夫から回ってきた本。夫とは、上橋菜穂子さんが国際アンデルセン賞を受賞された時の記念講演を一緒に聞きに行っている。その時に聞いたお話をさらに詳しく、丁寧に広げて書かれているような本であった。
 
上橋さんが物語作家になるまでの道筋。毎日のように色々なお話をしてくれた父方のおばあちゃん、化石を探したり、自然の中で遊びまわることのできた野尻湖の母方のおばあちゃんの家。そして、絵を描くという自分の一番好きなことを職業にしている父、天然で明るい母。たくさんの漫画を読み、物語を読み、まっすぐに育っていった菜穂子さんの半生。高校生の時には「グリーン・ノウ」シリーズのボストン夫人に会いに英国まで行って、作家になりたいと口走ったら、きっとなれると手を優しく包み込みながら言ってもらえたという。
 
上橋さんは、自分の夢をしっかりと抱えて、文化人類学と物語作家の両方を見事に自分の仕事にしていった。
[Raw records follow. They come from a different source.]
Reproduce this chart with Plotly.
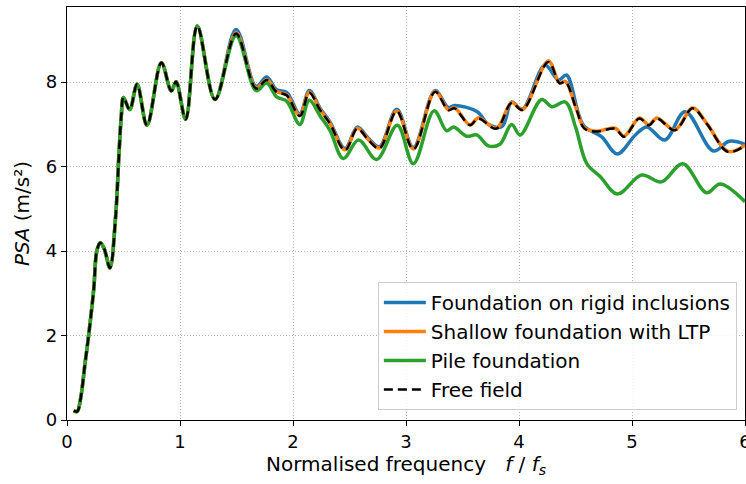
import plotly.graph_objects as go

# Shared low-frequency part (all series coincide)
f_low = [0.06, 0.09, 0.12, 0.16, 0.19, 0.236, 0.265, 0.295, 0.33, 0.38, 0.43, 0.46, 0.48, 0.50,
         0.555, 0.62, 0.708, 0.835, 0.923, 0.965, 1.05, 1.153, 1.31]
psa_low = [0.22, 0.2, 0.5, 1.35, 1.97, 3.08, 4.02, 4.2, 4.05, 3.6, 4.81, 6.3, 7.18, 7.64,
           7.35, 7.95, 6.98, 8.46, 7.79, 8.01, 7.12, 9.33, 7.59]

# Free field
f_ff = [1.496, 1.673, 1.767, 1.855, 1.944, 2.06, 2.144, 2.24, 2.327, 2.46, 2.57, 2.667, 2.764,
        2.918, 3.065, 3.257, 3.374, 3.43, 3.566, 3.64, 3.80, 3.935, 4.03, 4.26, 4.36, 4.41,
        4.51, 4.58, 4.69, 4.85, 4.93, 5.065, 5.15, 5.22, 5.38, 5.537, 5.66, 5.85, 6.0]
psa_ff = [9.15, 7.85, 8.05, 7.77, 7.69, 7.2, 7.75, 7.34, 7.02, 6.39, 6.9, 6.63, 6.43,
          7.31, 6.41, 7.77, 7.34, 7.38, 6.98, 7.14, 6.9, 7.51, 7.34, 8.48, 7.97, 8.01,
          7.34, 6.9, 6.83, 6.9, 6.71, 7.14, 6.98, 7.14, 6.86, 7.38, 7.02, 6.35, 6.5]

# Shallow foundation with LTP (follows free field)
f_ltp = f_ff
psa_ltp = [9.17, 7.86, 8.06, 7.78, 7.7, 7.21, 7.76, 7.35, 7.03, 6.4, 6.91, 6.64, 6.44,
           7.32, 6.42, 7.78, 7.35, 7.39, 6.99, 7.15, 6.91, 7.52, 7.35, 8.5, 7.98, 8.02,
           7.35, 6.91, 6.84, 6.91, 6.72, 7.15, 6.99, 7.15, 6.87, 7.39, 7.03, 6.36, 6.51]

# Foundation on rigid inclusions
f_ri = [1.496, 1.673, 1.767, 1.855, 1.944, 2.06, 2.144, 2.24, 2.327, 2.46, 2.57, 2.667, 2.764,
        2.918, 3.065, 3.257, 3.374, 3.43, 3.63, 3.73, 3.85, 3.935, 4.03, 4.23, 4.35, 4.42,
        4.57, 4.73, 4.87, 5.03, 5.13, 5.29, 5.47, 5.72, 5.86, 6.0]
psa_ri = [9.25, 7.9, 8.12, 7.82, 7.76, 7.25, 7.8, 7.38, 7.06, 6.43, 6.94, 6.67, 6.47,
          7.36, 6.45, 7.8, 7.4, 7.45, 7.30, 7.0, 6.95, 7.53, 7.36, 8.40, 8.05, 8.17,
          6.98, 6.71, 6.3, 6.75, 6.94, 6.63, 7.3, 6.37, 6.6, 6.53]

# Pile foundation
f_pf = [1.496, 1.673, 1.767, 1.855, 1.944, 2.06, 2.144, 2.24, 2.327, 2.445, 2.58, 2.74,
        2.923, 3.065, 3.248, 3.36, 3.42, 3.537, 3.626, 3.73, 3.83, 3.935, 4.01, 4.2, 4.29,
        4.41, 4.5, 4.6, 4.72, 4.87, 5.085, 5.26, 5.45, 5.66, 5.78, 6.0]
psa_pf = [9.1, 7.8, 7.98, 7.65, 7.55, 7.0, 7.57, 7.2, 6.86, 6.19, 6.63, 6.17,
          6.98, 6.07, 7.32, 6.85, 6.94, 6.72, 6.75, 6.49, 6.53, 7.0, 6.75, 7.59, 7.42,
          7.53, 6.94, 6.07, 5.76, 5.35, 5.80, 5.64, 6.07, 5.38, 5.59, 5.17]

series = [
    ("Foundation on rigid inclusions", f_ri, psa_ri, "#1f77b4", 3.5, "solid"),
    ("Shallow foundation with LTP", f_ltp, psa_ltp, "#ff7f0e", 3.5, "solid"),
    ("Pile foundation", f_pf, psa_pf, "#2ca02c", 3.5, "solid"),
    ("Free field", f_ff, psa_ff, "black", 2.5, "9px,5px"),
]

fig = go.Figure()
for i, (name, fx, py, col, lw, dash) in enumerate(series):
    fig.add_trace(go.Scatter(
        x=f_low + fx, y=psa_low + py, mode="lines", name=name,
        line=dict(color=col, width=lw, dash=dash, shape="spline", smoothing=1.0),
        legendgroup=f"g{i}",
    ))

axis_common = dict(
    showline=True, linecolor="black", linewidth=1.2, mirror=True,
    ticks="outside", ticklen=5, tickwidth=1.2, tickcolor="black",
    showgrid=True, gridcolor="#b0b0b0", gridwidth=1, griddash="1px,2px",
    zeroline=False, automargin=False, ticklabeloverflow="allow",
    tickfont=dict(family="DejaVu Sans", size=18, color="black"),
)

fig.update_layout(
    width=746, height=484,
    margin=dict(l=67, r=1, t=7, b=64, autoexpand=False),
    plot_bgcolor="white", paper_bgcolor="white",
    font=dict(family="DejaVu Sans", color="black"),
    xaxis=dict(range=[0, 6], tickvals=[0, 1, 2, 3, 4, 5, 6],
               title=dict(text="Normalised frequency&nbsp;&nbsp; <i>f</i> / <i>f</i><sub><i>s</i></sub>",
                          font=dict(size=20), standoff=5),
               **axis_common),
    yaxis=dict(range=[0, 9.78], tickvals=[0, 2, 4, 6, 8],
               title=dict(text="<i>PSA</i> (m/s²)", font=dict(size=20), standoff=10),
               **axis_common),
    legend=dict(x=0.988, xanchor="right", y=0.024, yanchor="bottom",
                bgcolor="rgba(255,255,255,0.85)", bordercolor="#cccccc", borderwidth=1,
                font=dict(size=20), traceorder="grouped", tracegroupgap=0, itemwidth=42),
    showlegend=True,
)

fig.write_html("out.html", config={"displayModeBar": False},
               post_script="document.body.style.margin='0px';")
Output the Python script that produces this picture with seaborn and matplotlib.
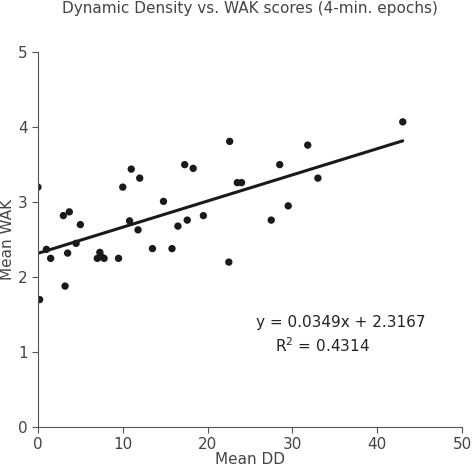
import matplotlib
matplotlib.use("Agg")
import matplotlib.pyplot as plt
import seaborn as sns
import numpy as np
import pandas as pd

mean_dd = [0, 0.2, 1, 1.5, 3, 3.2, 3.5, 3.7, 4.5, 5, 7, 7.3, 7.5, 7.8, 9.5, 10, 10.8, 11, 11.8, 12,
           13.5, 14.8, 15.8, 16.5, 17.3, 17.6, 18.3, 19.5, 22.5, 22.6, 23.5, 24, 27.5, 28.5, 29.5, 31.8, 33, 43]
mean_wak = [3.2, 1.7, 2.37, 2.25, 2.82, 1.88, 2.32, 2.87, 2.45, 2.7, 2.25, 2.33, 2.27, 2.25, 2.25, 3.2, 2.75, 3.44, 2.63, 3.32,
            2.38, 3.01, 2.38, 2.68, 3.5, 2.76, 3.45, 2.82, 2.2, 3.81, 3.26, 3.26, 2.76, 3.5, 2.95, 3.76, 3.32, 4.07]
slope, intercept = 0.0349, 2.3167

df = pd.DataFrame({"DD": mean_dd, "WAK": mean_wak})
sns.set_style("white")
fig = plt.figure(figsize=(4.74, 4.74), dpi=100)
ax = fig.add_axes([0.08, 0.099, 0.895, 0.791])
sns.scatterplot(data=df, x="DD", y="WAK", color="#1a1a1a", s=28, edgecolor="none", ax=ax)
lx = np.array([0, 43])
sns.lineplot(x=lx, y=slope * lx + intercept, color="#1a1a1a", lw=2.2, ax=ax)
ax.set_xlim(0, 50)
ax.set_ylim(0, 5)
ax.set_xticks(range(0, 51, 10))
ax.set_yticks(range(0, 6))
for s in ["top", "right"]:
    ax.spines[s].set_visible(False)
for s in ["left", "bottom"]:
    ax.spines[s].set_color("#555555")
ax.tick_params(axis="both", direction="out", length=4, color="#555555", labelsize=11, labelcolor="#444444",
               left=True, bottom=True)
ax.set_xlabel("Mean DD", fontsize=11, color="#444444", labelpad=0)
ax.set_ylabel("Mean WAK", fontsize=11, color="#444444", labelpad=2)
ax.set_title("Dynamic Density vs. WAK scores (4-min. epochs)", fontsize=11, color="#444444", pad=28)
ax.text(35.7, 1.4, "y = 0.0349x + 2.3167", fontsize=11, color="#222222", ha="center", va="center")
ax.text(33.5, 1.09, "R$^2$ = 0.4314", fontsize=11, color="#222222", ha="center", va="center")
fig.savefig("out.png", dpi=100)
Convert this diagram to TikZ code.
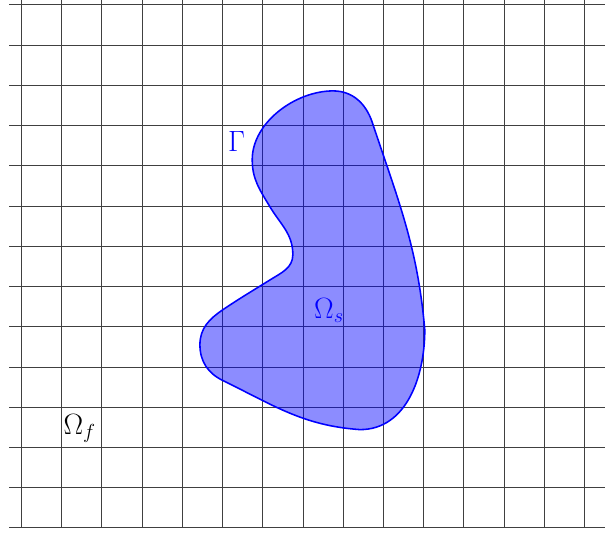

下手に現実的にならずに、夢を諦めずにまっすぐ進めたのは、好きなことをして家族を養っている父の姿を見ていたからかもしれない、という記述にはっとした。私達はすぐにおとなになりたがって、上手に世間を渡っていくことを子どもに教えたがるし、実際にそうしちゃっているのだが、大変でも頑張れよ!!と背中を押してやれる大人になれたら素敵なのかも、と思う。でも、それって大変なんだよなあ・・・・。
 
上橋さんは、拗ねたり、ひがんだり、うまく立ちまわったりしないで、大変でも真正面から何でもぶつかって頑張ってきたんだな、と思う。その姿勢がちゃんと物語に表れている。すぐに拗ねたりひがんだりうまいことやりたくなる私は大反省だわ。